- Born: October 1, 1960 (age 65) Umuahia
- Education: University of Lagos, Alvan Ikoku College of Education, Enugu State University of Science and Technology, John F Kennedy School of Government, Harvard University.
- Occupations: Administrator; Politician
- Title: Knight of John Wesley, Ebubedike I of the Otu Uzo Autonomous Community and Odozi Obodo Gburugburu of the Ugwu-Ibere Ancient Kingdom
- Political party: All Progressives Congress
- Spouse(s): Pastor Dame Princess Chinyere Onuigbo JP, KJW

= Samuel Onuigbo =

Nigerian politician

Samuel Onuigbo is a Nigerian politician. He was a member of the House of Representatives of Nigeria where he represented Ikwuano/Umuahia North and South Federal Constituency. He is a member of the All Progressives Congress (APC). He served as Chairman of the committee of Climate change in the House of Representatives of Nigeria during the 8th Assembly.

== Education and career ==

Onuigbo schooled at the Alvan Ikoku College of Education, and holds a Master's Degree in Business Administration from the Enugu State University of Science and Technology, a Diploma in Law from the University of Lagos, and a certificate from an Executive Education Programme on Leadership at the John F Kennedy School of Government, Harvard University, USA.

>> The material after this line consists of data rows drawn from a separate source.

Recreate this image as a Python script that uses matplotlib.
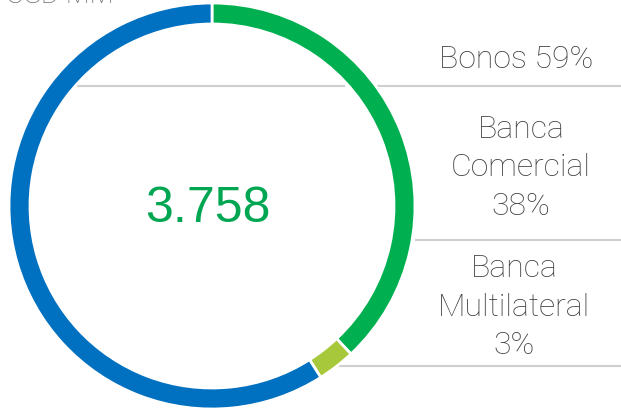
import matplotlib.pyplot as plt

# data
labels = ["Banca Comercial", "Banca Multilateral", "Bonos"]
shares = [38, 3, 59]
colors = ["#00B050", "#A6C83A", "#0070C0"]
total_txt = "3.758"
unit_txt = "USD MM"
label_txt = ["Bonos 59%", "Banca\nComercial\n38%", "Banca\nMultilateral\n3%"]

W, H = 621, 411
fig = plt.figure(figsize=(W / 100, H / 100), dpi=100)
ax = fig.add_axes([0, 0, 1, 1])

cx, cy, r = 212, H - 206, 203

# grey separator lines behind the ring
grey = "#CFCFCF"
for y, segs in [(86, [(77, 345), (377, W)]),
                (240, [(415, W)]),
                (366, [(323, W)])]:
    for x0, x1 in segs:
        ax.plot([x0, x1], [H - y, H - y], color=grey, lw=1.5, zorder=1,
                solid_capstyle="butt")

ax.pie(shares, colors=colors, startangle=90, counterclock=False,
       center=(cx, cy), radius=r, frame=True,
       wedgeprops=dict(width=21, edgecolor="white", linewidth=2, zorder=2))
ax.set_xlim(0, W)
ax.set_ylim(0, H)
ax.set_aspect("equal")
ax.axis("off")

ax.text(208, H - 209, total_txt, color="#00A651", fontsize=36,
        family="Liberation Sans", ha="center", va="center")

txt_col = "#404040"
lab_font = dict(family="Roboto", weight="light", fontsize=23, color=txt_col,
                ha="center", va="center", linespacing=1.4, multialignment="center")
ax.text(516, H - 59, label_txt[0], **lab_font)
ax.text(521, H - 168, label_txt[1], **lab_font)
ax.text(514, H - 307, label_txt[2], **lab_font)

ax.text(6, H - 3, unit_txt, family="Roboto", weight="light", fontsize=20,
        color="#6B6B6B", ha="left", va="baseline")

fig.savefig("out.png", dpi=100)
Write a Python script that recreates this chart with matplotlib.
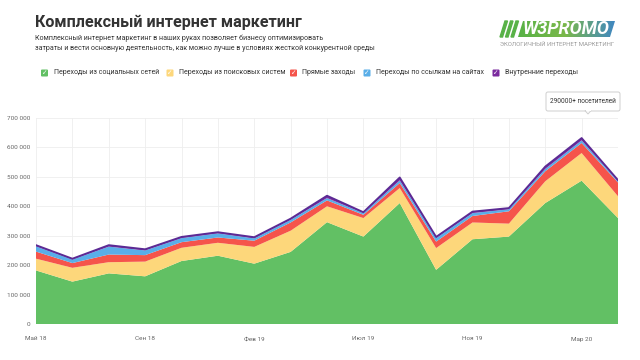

He was a staff of the United States Embassy (now U.S Consulate-General), Lagos, for about eighteen years, rising to the position of Supervisory Fraud Prevention Specialist, before he resigned to join politics. He served as Chairman of the committee of Climate change in the House of Representatives of Nigeria during the 8th Assembly.

===Political career===

Onuigbo served as the Special Adviser on Public Affairs to the Speaker of the 6th House of Representatives; Commissioner for Lands and Survey Abia State; and Commissioner for Finance, Abia State

From 2015- 2023, he served as Member representing Ikwuano/Umuahia North/Umuahia South Federal Constituency at the House of Representatives. During the 2023 General Elections, he was the candidate of the All Progressives Congress for the Abia Central Senatorial District election.

He is currently Member (South-East), Governing Board, and Chairman Committee on Security, Climate Change and Special Interventions, North-East Development Commission.

===Climate change activism===

During the 8th Assembly, and as Chairman of the House Committee on Climate Change, Sam Onuigbo sponsored Nigeria's Climate Change Bill. Even though the Bill was passed by both the House of Representatives and the Senate, it was denied assent by President Muhammadu Buhari GCFR. He re-sponsored the Bill during the 9th Assembly, addressing all the areas of conflict and expanding its scope in line with current needs. The Bill was signed into law by President Muhammadu Buhari in November, 2021.

In 2019, he was elected to the Board of Global Legislators for a Balanced Environment International as the Vice-President Africa.

==Awards and honours==

Onuigbo is a recipient of several meritorious honours awards from the US Department of State. In 2023, he was inducted into the National Assembly Most Valuable Parliamentarian Hall of Fame Class of 2019-2023 for his remarkable and impactful performance during the 9th Assembly. He was one of five National Assembly Members out of 469 lawmakers so recognised. In recognition of his contributions to climate action across Africa and around the world, he was honoured as one of 30 Global Leaders on Climate Change for Business Insider's Second Annual Climate Action 30 List.